Mind you, there is no value in learning. You are all mistaken in learning. The only value of knowledge is in the strengthening, the disciplining, of the mind.
No doubt it is an evil to be bound by laws, but it is necessary at the immature stage to be guided by rules; in other words, as the Master used to say that the sapling must be hedged round, and so on.
The hard discipline, with the exception of one great good point, is fraught with evil. The good point is that men can do one or two things well with very little effort, having practiced them every day through generations.
The mind has to be gradually and systematically brought under control.
The whole point is to discipline the mind.
Life is short, and therefore, one thing being certain, death, let us take up a great ideal, and give up the whole life to it. For what is the value of life, this vegetating little low life of man? Subordinating it to one high ideal is the only value that life has.
Salvation never will come through hope of reward.

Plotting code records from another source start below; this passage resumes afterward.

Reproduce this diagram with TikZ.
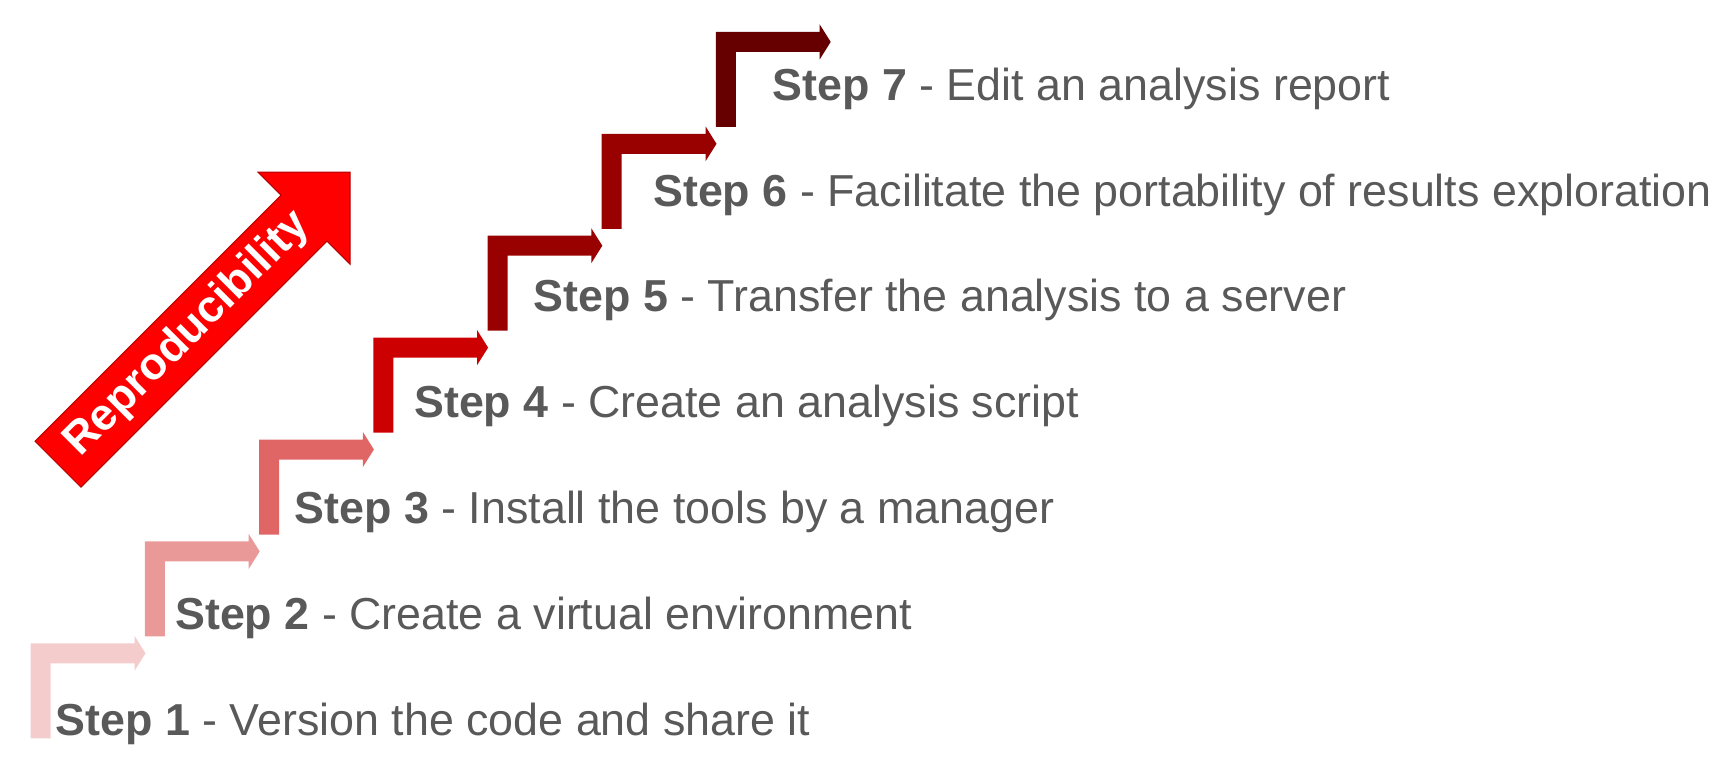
\documentclass[tikz,border=0pt]{standalone}
\usepackage{fontspec}
\setmainfont{Liberation Sans}
\definecolor{txtgray}{HTML}{595959}
\definecolor{stA}{HTML}{F4CCCC}
\definecolor{stB}{HTML}{EA9999}
\definecolor{stC}{HTML}{E06666}
\definecolor{stD}{HTML}{CC0000}
\definecolor{stE}{HTML}{990000}
\definecolor{stF}{HTML}{990000}
\definecolor{stG}{HTML}{660000}
\definecolor{bigred}{HTML}{FF0000}
\definecolor{bigedge}{HTML}{B00000}
\begin{document}
\begin{tikzpicture}[x=1pt,y=-1pt,
  steptext/.style={anchor=base west,inner sep=0pt,text=txtgray,font=\fontsize{44.8}{53}\selectfont}]
\useasboundingbox (0,0) rectangle (1729,764);
% stair arrows
\foreach \i/\c in {0/stA,1/stB,2/stC,3/stD,4/stE,5/stF,6/stG}{
  \pgfmathsetmacro\L{30.7+114.2*\i}
  \pgfmathsetmacro\T{643.3-101.9*\i}
  \fill[\c] (\L,\T) -- ++(103.8,0) -- ++(0,-7.5) -- ++(11,17.5) -- ++(-11,17.5)
     -- ++(0,-7.5) -- ++(-83.8,0) -- ++(0,75) -- ++(-20,0) -- cycle;
}
% step texts
\node[steptext] (s1) at (55.5,735) {\textbf{Step 1} - Version the code and share it};
\node[steptext] (s2) at (175,629.2) {\textbf{Step 2} - Create a virtual environment};
\node[steptext] (s3) at (294.5,523.4) {\textbf{Step 3} - Install the tools by a manager};
\node[steptext] (s4) at (414,417.6) {\textbf{Step 4} - Create an analysis script};
\node[steptext] (s5) at (533.5,311.8) {\textbf{Step 5} - Transfer the analysis to a server};
\node[steptext] (s6) at (653,206) {\textbf{Step 6} - Facilitate the portability of results exploration};
\node[steptext] (s7) at (772.5,100.2) {\textbf{Step 7} - Edit an analysis report};
% big arrow
\begin{scope}[shift={(58,464.2)},x={(0.7071pt,0.7071pt)},y={(-0.7071pt,0.7071pt)}]
  \draw[fill=bigred,draw=bigedge,line width=1pt,line join=miter]
    (0,-32.5) -- (348,-32.5) -- (348,-65) -- (413,0) -- (348,65) -- (348,32.5) -- (0,32.5) -- cycle;
  \node[rotate=45,text=white,inner sep=0pt,font=\bfseries\fontsize{44.8}{53}\selectfont] (repro) at (183.5,0) {Reproducibility};
\end{scope}
\end{tikzpicture}
\end{document}
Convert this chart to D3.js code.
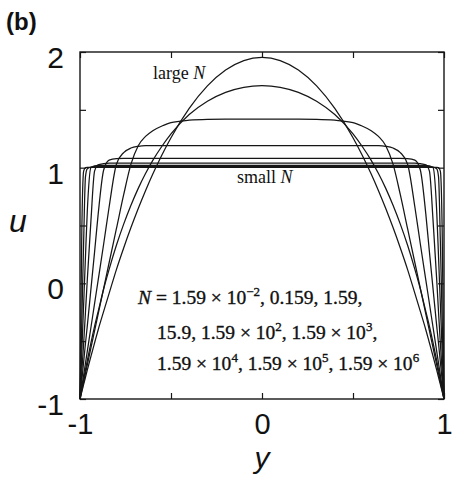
<!DOCTYPE html>
<html>
<head>
<meta charset="utf-8">
<script src="https://cdn.jsdelivr.net/npm/d3@7"></script>
<style>
  body { margin: 0; background: #fff; }
  svg { display: block; }
</style>
</head>
<body>
<svg id="chart" width="457" height="477"></svg>
<script>
// Transverse coordinate y, shared by every profile
const yGrid = [-1, -0.995, -0.99, -0.98, -0.97, -0.96, -0.94, -0.92, -0.9, -0.87, -0.84, -0.8, -0.76, -0.72, -0.68, -0.64, -0.6, -0.55, -0.5, -0.4, -0.3, -0.2, -0.1,
  0, 0.1, 0.2, 0.3, 0.4, 0.5, 0.55, 0.6, 0.64, 0.68, 0.72, 0.76, 0.8, 0.84, 0.87, 0.9, 0.92, 0.94, 0.96, 0.97, 0.98, 0.99, 0.995, 1];

// Velocity profiles u(y), one per value of N
const u_N1_59em2 = [-1, -0.27, 0.45, 0.97, 1.0, 1.003, 1.003, 1.003, 1.003, 1.003, 1.003, 1.003, 1.003, 1.003, 1.003, 1.003, 1.003, 1.003, 1.003, 1.003, 1.003, 1.003, 1.003,
  1.003, 1.003, 1.003, 1.003, 1.003, 1.003, 1.003, 1.003, 1.003, 1.003, 1.003, 1.003, 1.003, 1.003, 1.003, 1.003, 1.003, 1.003, 1.003, 1.0, 0.97, 0.45, -0.27, -1];
const u_N0_159 = [-1, -0.66, -0.32, 0.36, 0.92, 0.99, 1.005, 1.01, 1.01, 1.01, 1.01, 1.01, 1.01, 1.01, 1.01, 1.01, 1.01, 1.01, 1.01, 1.01, 1.01, 1.01, 1.01,
  1.01, 1.01, 1.01, 1.01, 1.01, 1.01, 1.01, 1.01, 1.01, 1.01, 1.01, 1.01, 1.01, 1.01, 1.01, 1.01, 1.01, 1.005, 0.99, 0.92, 0.36, -0.32, -0.66, -1];
const u_N1_59 = [-1, -0.80, -0.59, -0.18, 0.23, 0.62, 1.0, 1.015, 1.02, 1.02, 1.02, 1.02, 1.02, 1.02, 1.02, 1.02, 1.02, 1.02, 1.02, 1.02, 1.02, 1.02, 1.02,
  1.02, 1.02, 1.02, 1.02, 1.02, 1.02, 1.02, 1.02, 1.02, 1.02, 1.02, 1.02, 1.02, 1.02, 1.02, 1.02, 1.015, 1.0, 0.62, 0.23, -0.18, -0.59, -0.80, -1];
const u_N15_9 = [-1, -0.88, -0.76, -0.52, -0.25, 0.03, 0.54, 0.97, 1.025, 1.035, 1.04, 1.04, 1.04, 1.04, 1.04, 1.04, 1.04, 1.04, 1.04, 1.04, 1.04, 1.04, 1.04,
  1.04, 1.04, 1.04, 1.04, 1.04, 1.04, 1.04, 1.04, 1.04, 1.04, 1.04, 1.04, 1.04, 1.04, 1.035, 1.025, 0.97, 0.54, 0.03, -0.25, -0.52, -0.76, -0.88, -1];
const u_N1_59e2 = [-1, -0.92, -0.84, -0.68, -0.52, -0.37, -0.05, 0.27, 0.60, 0.98, 1.065, 1.078, 1.08, 1.08, 1.08, 1.08, 1.08, 1.08, 1.08, 1.08, 1.08, 1.08, 1.08,
  1.08, 1.08, 1.08, 1.08, 1.08, 1.08, 1.08, 1.08, 1.08, 1.08, 1.08, 1.08, 1.078, 1.065, 0.98, 0.60, 0.27, -0.05, -0.37, -0.52, -0.68, -0.84, -0.92, -1];
const u_N1_59e3 = [-1, -0.948, -0.897, -0.794, -0.691, -0.588, -0.382, -0.176, 0.03, 0.34, 0.66, 1.03, 1.13, 1.17, 1.185, 1.19, 1.19, 1.19, 1.19, 1.19, 1.19, 1.19, 1.19,
  1.19, 1.19, 1.19, 1.19, 1.19, 1.19, 1.19, 1.19, 1.19, 1.185, 1.17, 1.13, 1.03, 0.66, 0.34, 0.03, -0.176, -0.382, -0.588, -0.691, -0.794, -0.897, -0.948, -1];
const u_N1_59e4 = [-1, -0.963, -0.926, -0.853, -0.779, -0.706, -0.558, -0.411, -0.264, -0.043, 0.178, 0.472, 0.766, 1.03, 1.19, 1.27, 1.32, 1.36, 1.39, 1.41, 1.418, 1.42, 1.42,
  1.42, 1.42, 1.42, 1.418, 1.41, 1.39, 1.36, 1.32, 1.27, 1.19, 1.03, 0.766, 0.472, 0.178, -0.043, -0.264, -0.411, -0.558, -0.706, -0.779, -0.853, -0.926, -0.963, -1];
const u_N1_59e5 = [-1, -0.956, -0.914, -0.830, -0.748, -0.668, -0.515, -0.372, -0.243, -0.049, 0.121, 0.329, 0.512, 0.675, 0.821, 0.949, 1.063, 1.185, 1.292, 1.459, 1.574, 1.651, 1.695,
  1.709, 1.695, 1.651, 1.574, 1.459, 1.292, 1.185, 1.063, 0.949, 0.821, 0.675, 0.512, 0.329, 0.121, -0.049, -0.243, -0.372, -0.515, -0.668, -0.748, -0.830, -0.914, -0.956, -1];
const u_N1_59e6 = [-1, -0.968, -0.936, -0.874, -0.812, -0.751, -0.632, -0.516, -0.401, -0.243, -0.087, 0.119, 0.306, 0.482, 0.647, 0.801, 0.945, 1.110, 1.259, 1.512, 1.707, 1.844, 1.926,
  1.953, 1.926, 1.844, 1.707, 1.512, 1.259, 1.110, 0.945, 0.801, 0.647, 0.482, 0.306, 0.119, -0.087, -0.243, -0.401, -0.516, -0.632, -0.751, -0.812, -0.874, -0.936, -0.968, -1];

const profiles = [u_N1_59em2, u_N0_159, u_N1_59, u_N15_9, u_N1_59e2, u_N1_59e3, u_N1_59e4, u_N1_59e5, u_N1_59e6];

// N values written as mantissa / power of ten (null = no power)
const nMantissa = ["1.59", "0.159", "1.59", "15.9", "1.59", "1.59", "1.59", "1.59", "1.59"];
const nExponent = ["\u22122", null, null, null, "2", "3", "4", "5", "6"];

// Axis ticks and labels
const xTicks = [-1, -0.5, 0, 0.5, 1];
const xTickLabels = ["-1", "", "0", "", "1"];
const uTicks = [-1, -0.5, 0, 0.5, 1, 1.5, 2];
const uTickLabels = ["-1", "", "0", "", "1", "", "2"];

const svg = d3.select("#chart");
const plot = { left: 80, right: 444, top: 52, bottom: 399 };

const x = d3.scaleLinear().domain([-1, 1]).range([plot.left, plot.right]);
const yScale = d3.scaleLinear().domain([-1, 2]).range([plot.bottom, plot.top]);

const ink = "#161616";

// Profiles
const line = d3.line()
  .x((d, i) => x(yGrid[i]))
  .y(d => yScale(d))
  .curve(d3.curveMonotoneX);

svg.append("g")
  .selectAll("path")
  .data(profiles)
  .join("path")
  .attr("d", line)
  .attr("fill", "none")
  .attr("stroke", ink)
  .attr("stroke-width", 1.25);

// Frame
svg.append("rect")
  .attr("x", plot.left).attr("y", plot.top)
  .attr("width", plot.right - plot.left).attr("height", plot.bottom - plot.top)
  .attr("fill", "none").attr("stroke", ink).attr("stroke-width", 1.4);

const tickLen = 6;
const axisFont = "'Liberation Sans', Arial, sans-serif";

function styleAxis(g) {
  g.select(".domain").remove();
  g.selectAll(".tick line").attr("stroke", ink).attr("stroke-width", 1.2);
  g.selectAll(".tick text")
    .attr("font-family", axisFont)
    .attr("font-size", 29)
    .attr("fill", "#111");
}

// Bottom axis with labels
svg.append("g")
  .attr("transform", `translate(0,${plot.bottom})`)
  .call(d3.axisBottom(x).tickValues(xTicks).tickSize(-tickLen).tickPadding(14)
    .tickFormat((d, i) => xTickLabels[i]))
  .call(styleAxis);

// Top axis (ticks only)
svg.append("g")
  .attr("transform", `translate(0,${plot.top})`)
  .call(d3.axisTop(x).tickValues(xTicks).tickSize(-tickLen).tickFormat(""))
  .call(styleAxis);

// Left axis with labels
svg.append("g")
  .attr("transform", `translate(${plot.left},0)`)
  .call(d3.axisLeft(yScale).tickValues(uTicks).tickSize(-tickLen).tickPadding(16)
    .tickFormat((d, i) => uTickLabels[i]))
  .call(styleAxis)
  .call(g => g.selectAll(".tick text").attr("font-size", 30).attr("dy", "0.52em"));

// Right axis (ticks only)
svg.append("g")
  .attr("transform", `translate(${plot.right},0)`)
  .call(d3.axisRight(yScale).tickValues(uTicks).tickSize(-tickLen).tickFormat(""))
  .call(styleAxis);

// Axis titles
svg.append("text")
  .attr("x", x(0)).attr("y", 468)
  .attr("text-anchor", "middle")
  .attr("font-family", axisFont).attr("font-style", "italic")
  .attr("font-size", 30).attr("fill", "#111")
  .text("y");

svg.append("text")
  .attr("x", 18).attr("y", 232)
  .attr("text-anchor", "middle")
  .attr("font-family", axisFont).attr("font-style", "italic")
  .attr("font-size", 32).attr("fill", "#111")
  .text("u");

// Panel tag
svg.append("text")
  .attr("x", 6).attr("y", 30)
  .attr("font-family", axisFont).attr("font-weight", "bold")
  .attr("font-size", 24).attr("fill", "#111")
  .text("(b)");

// Annotations inside the plot
const serif = "'Liberation Serif', 'Times New Roman', serif";
const noteSize = 18;

function labelWithN(xPos, yPos, word) {
  const t = svg.append("text")
    .attr("x", xPos).attr("y", yPos)
    .attr("font-family", serif).attr("font-size", noteSize).attr("fill", "#111");
  t.append("tspan").text(word + " ");
  t.append("tspan").attr("font-style", "italic").text("N");
}
labelWithN(153, 79, "large");
labelWithN(237, 183, "small");

// List of N values, three per line
const listSize = 19.5;
const supShift = 8;
const lineStarts = [[138, 304], [157, 339], [157, 370]];
const perLine = 3;

lineStarts.forEach(([lx, ly], li) => {
  const t = svg.append("text")
    .attr("x", lx).attr("y", ly)
    .attr("font-family", serif).attr("font-size", listSize).attr("fill", "#111")
    .attr("stroke", "#111").attr("stroke-width", 0.35)
    .attr("xml:space", "preserve");
  let pending = 0; // vertical offset still to undo after a superscript
  const put = (s) => {
    const ts = t.append("tspan").text(s);
    if (pending) { ts.attr("dy", pending); pending = 0; }
    return ts;
  };
  if (li === 0) {
    put("N").attr("font-style", "italic");
    put(" = ");
  }
  const last = Math.min((li + 1) * perLine, nMantissa.length);
  for (let k = li * perLine; k < last; k++) {
    const e = nExponent[k];
    if (e === null) {
      put(nMantissa[k]);
    } else {
      put(nMantissa[k] + " \u00d7 10");
      put(e).attr("font-size", 13).attr("dy", -supShift);
      pending = supShift;
    }
    if (k < nMantissa.length - 1) put(", ");
  }
});
</script>
</body>
</html>
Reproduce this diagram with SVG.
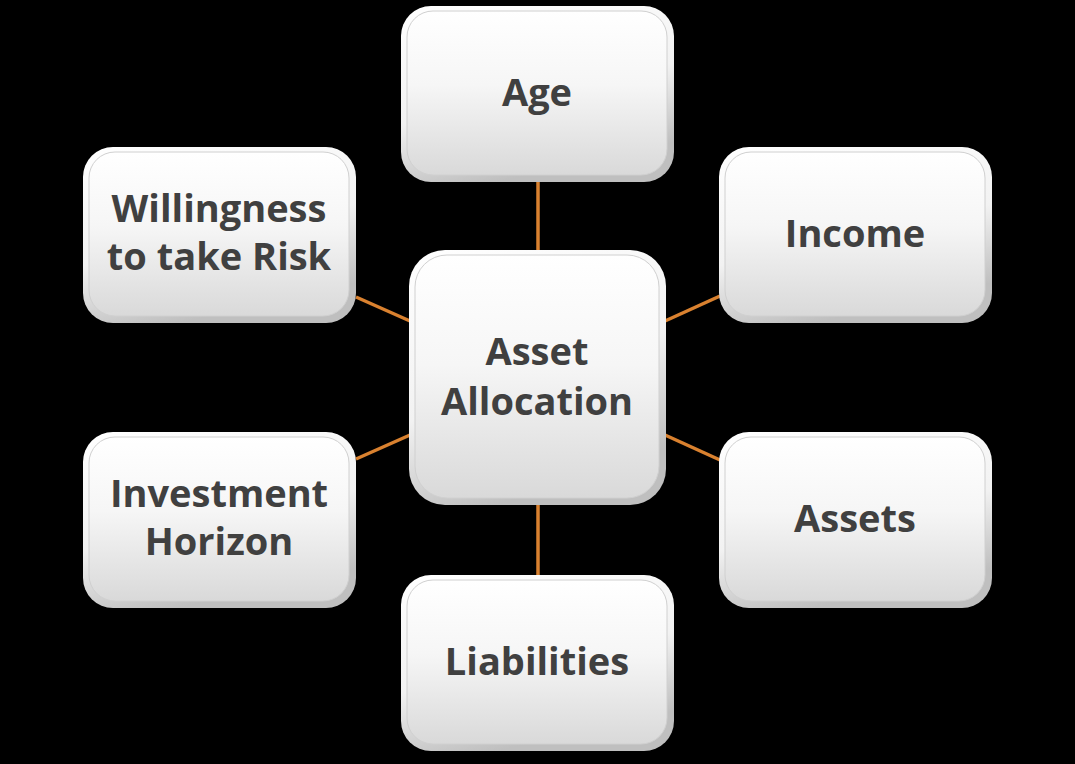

The road to salvation is through truth.
There is no salvation for man until he sees God, realises his own soul.
This is the one great idea to understand that our power is already ours, our salvation is already within us.
To be unselfish, perfectly selfless, is salvation itself; for the man within dies, and God alone remains.
What is salvation? To live with God. Where? Anywhere. Here this moment. One moment in infinite time is quite as good as any other moment.
The older I grow, the more I see behind the idea of the Hindus that man is the greatest of all beings.
The three essentials of Hinduism are belief in God, in the Vedas as revelation, in the doctrine of Karma and transmigration.
One point of difference between Hinduism and other religions is that in Hinduism we pass from truth to truth-from a lower truth to a higher truth-and never from error to truth.
There have been two lines of progress in this world-political and religious. In the former the Greeks are everything, the modern political institutions being only the development of the Grecian; in the latter the Hindus are everything.
Chemistry ceases to improve when one element is found from which all others are deductible. Physics ceases to progress when one force is found of which all others are manifestations. So religion ceases to progress when unity is reached, which is the case with Hinduism.
In everything, there are two kinds of development-analytical and synthetical. In the former the Hindus excel other nations. In the latter they are nil.
The Hindus progressed in the subjective sciences.
There is this difference between the love taught by Christianity and that taught by Hinduism: Christianity teaches us to love our neighbours as we should wish them to love us; Hinduism asks us to love them as ourselves, in fact to see ourselves in them.